Task description
Drop every picture. Then return, exactly, the lines from the beginning of the listing below through the one containing "import seaborn as sns".

-- start Recorded information --

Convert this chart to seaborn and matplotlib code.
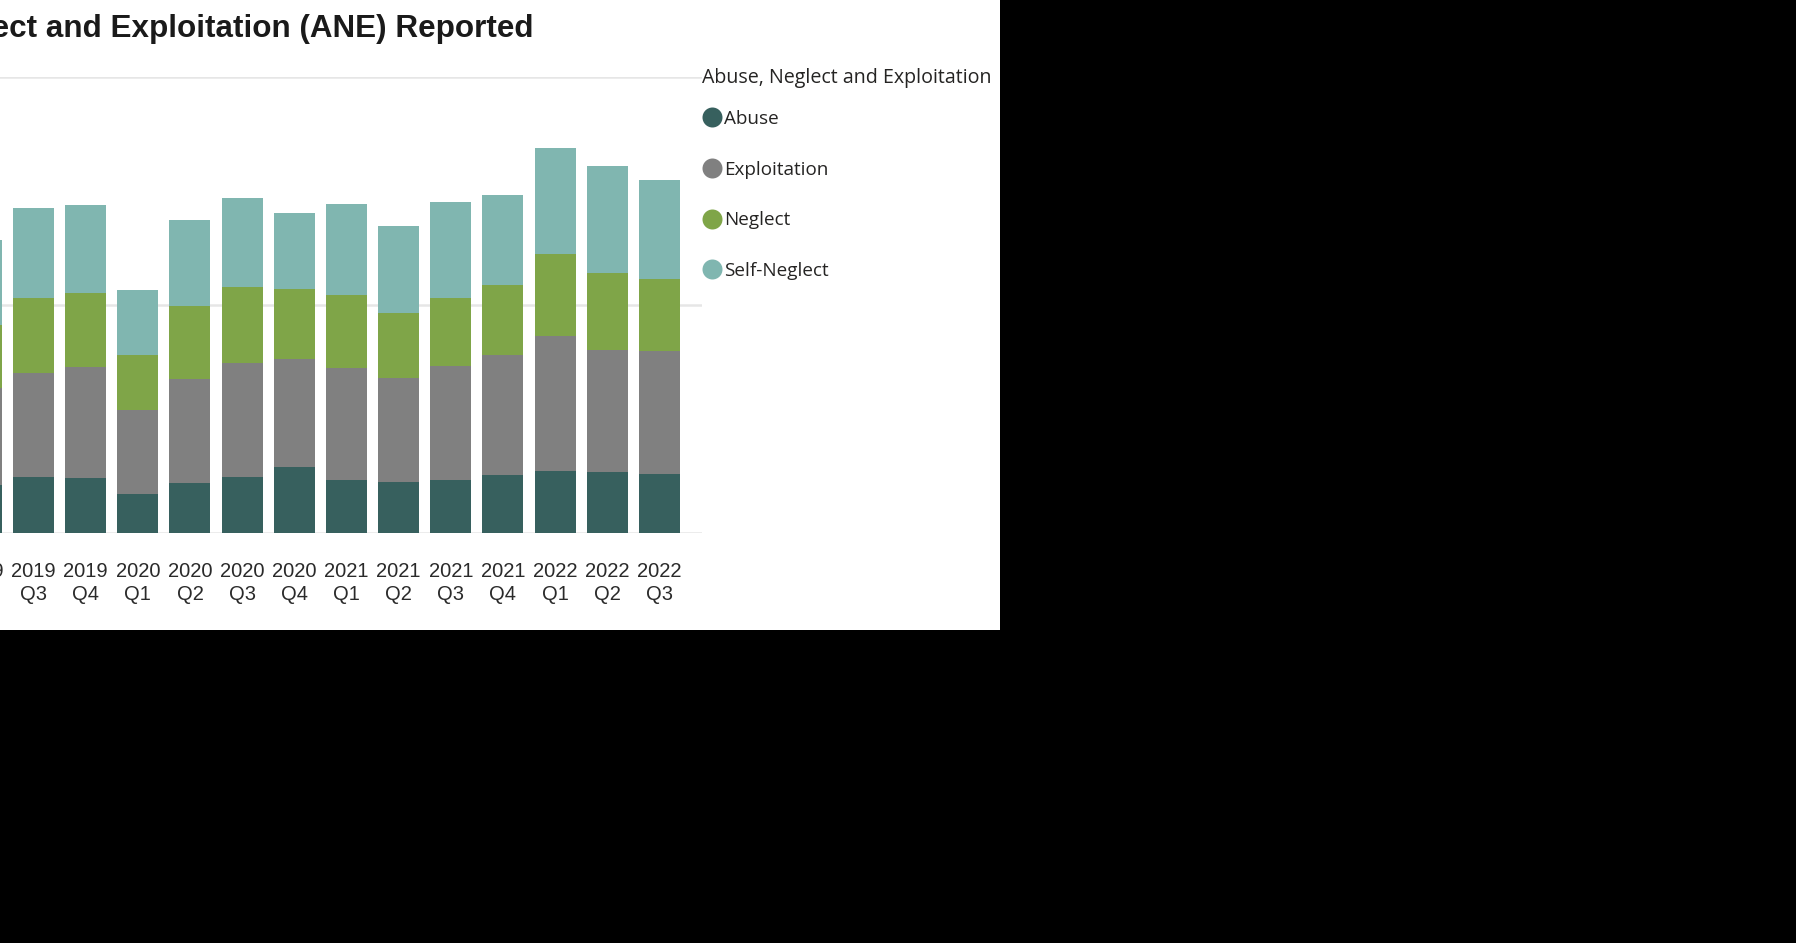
import numpy as np
import pandas as pd
import matplotlib
matplotlib.use("Agg")
import matplotlib.pyplot as plt
from matplotlib import font_manager as fm
from matplotlib.lines import Line2D
from matplotlib.patches import Rectangle
import seaborn as sns

# ---------------- data ----------------
quarters = ["2019 Q2", "2019 Q3", "2019 Q4", "2020 Q1", "2020 Q2", "2020 Q3", "2020 Q4",
            "2021 Q1", "2021 Q2", "2021 Q3", "2021 Q4", "2022 Q1", "2022 Q2", "2022 Q3"]
tick_labels = [q.replace(" ", "\n") for q in quarters]
abuse = [211, 247, 240, 171, 218, 247, 289, 232, 222, 231, 254, 273, 266, 260]
exploitation = [425, 456, 487, 368, 457, 500, 474, 493, 456, 503, 525, 591, 535, 539]
neglect = [276, 326, 325, 243, 320, 331, 306, 320, 288, 296, 307, 358, 339, 313]
self_neglect = [373, 397, 387, 281, 376, 392, 333, 397, 379, 421, 396, 465, 469, 436]
series_names = ["Abuse", "Exploitation", "Neglect", "Self-Neglect"]
series_colors = ["#37605e", "#808080", "#7fa548", "#80b6b0"]
y_ticks = [0, 1000, 2000]
chart_title = "Abuse, Neglect and Exploitation (ANE) Reported"
legend_title = "Abuse, Neglect and Exploitation"

# ---------------- fonts ----------------
names = {f.name for f in fm.fontManager.ttflist}
narrow = "Liberation Sans Narrow" in names
tick_family = "Liberation Sans Narrow" if narrow else "Liberation Sans"
tick_size = 15.4 if narrow else 14.5
leg_family = "Open Sans" if "Open Sans" in names else "DejaVu Sans"

sns.set_theme(style="white")
plt.rcParams["font.family"] = ["Liberation Sans", "DejaVu Sans"]

W, H, DPI = 1796, 943, 100
fig = plt.figure(figsize=(W / DPI, H / DPI), dpi=DPI, facecolor="black")

# white visible panel
fig.add_artist(Rectangle((0, 1 - 630 / H), 1000 / W, 630 / H, transform=fig.transFigure,
                         facecolor="white", edgecolor="none", zorder=0))

# axes (left part is cut off, as in the reference)
ax_left_px, ax_right_px = -49.97, 701.7
ax_top_px, ax_bot_px = 76.7, 533.0
ax = fig.add_axes([ax_left_px / W, 1 - ax_bot_px / H,
                   (ax_right_px - ax_left_px) / W, (ax_bot_px - ax_top_px) / H])
ax.set_facecolor("white")

df = pd.DataFrame({"quarter": quarters, "Abuse": abuse, "Exploitation": exploitation,
                   "Neglect": neglect, "Self-Neglect": self_neglect})
cum = df[series_names].cumsum(axis=1)

# draw stacked bars: tallest cumulative first, then the lower ones over it
for name, color in reversed(list(zip(series_names, series_colors))):
    sns.barplot(x=df["quarter"], y=cum[name], color=color, saturation=1,
                width=0.786, linewidth=0, ax=ax, zorder=2)

ax.set_xlim(-0.6, 13.809)
ax.set_ylim(0, 2000)
ax.set_yticks(y_ticks)
ax.yaxis.grid(True, color="#e6e6e6", linewidth=1.8)
ax.xaxis.grid(False)
ax.set_axisbelow(True)
for s in ax.spines.values():
    s.set_visible(False)
ax.set_xlabel("")
ax.set_ylabel("")
ax.set_xticks(range(len(quarters)))
ax.set_xticklabels(tick_labels, fontfamily=tick_family, fontsize=tick_size,
                   color="#2a2a2a", linespacing=1.25)
ax.tick_params(axis="x", length=0, pad=21.0)
ax.tick_params(axis="y", length=0, labelleft=False)

# title (cut off on the left)
fig.text(534 / W, 1 - 37 / H, chart_title, ha="right", va="baseline",
         fontsize=22.6, fontweight="bold", family="Liberation Sans", color="#1a1a1a")

# legend title
fig.text(702 / W, 1 - 77.5 / H, legend_title, ha="left", va="center",
         family=leg_family, fontsize=14.1, color="#252423")

# legend
handles = [Line2D([], [], marker="o", linestyle="", markersize=14.4,
                  markerfacecolor=c, markeredgewidth=0) for c in series_colors]
leg = ax.legend(handles, series_names, loc="upper left",
                bbox_to_anchor=(701 / W, 1 - 110 / H), bbox_transform=fig.transFigure,
                frameon=False, borderpad=0, borderaxespad=0, handlelength=1.13,
                handletextpad=0.08, labelspacing=1.73, alignment="left",
                prop=fm.FontProperties(family=leg_family, size=13.6))
for t in leg.get_texts():
    t.set_color("#252423")

fig.savefig("out.png", dpi=DPI, facecolor="black")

-- end Recorded information --

Written solution
Convert this chart to seaborn and matplotlib code.
import numpy as np
import pandas as pd
import matplotlib
matplotlib.use("Agg")
import matplotlib.pyplot as plt
from matplotlib import font_manager as fm
from matplotlib.lines import Line2D
from matplotlib.patches import Rectangle
import seaborn as sns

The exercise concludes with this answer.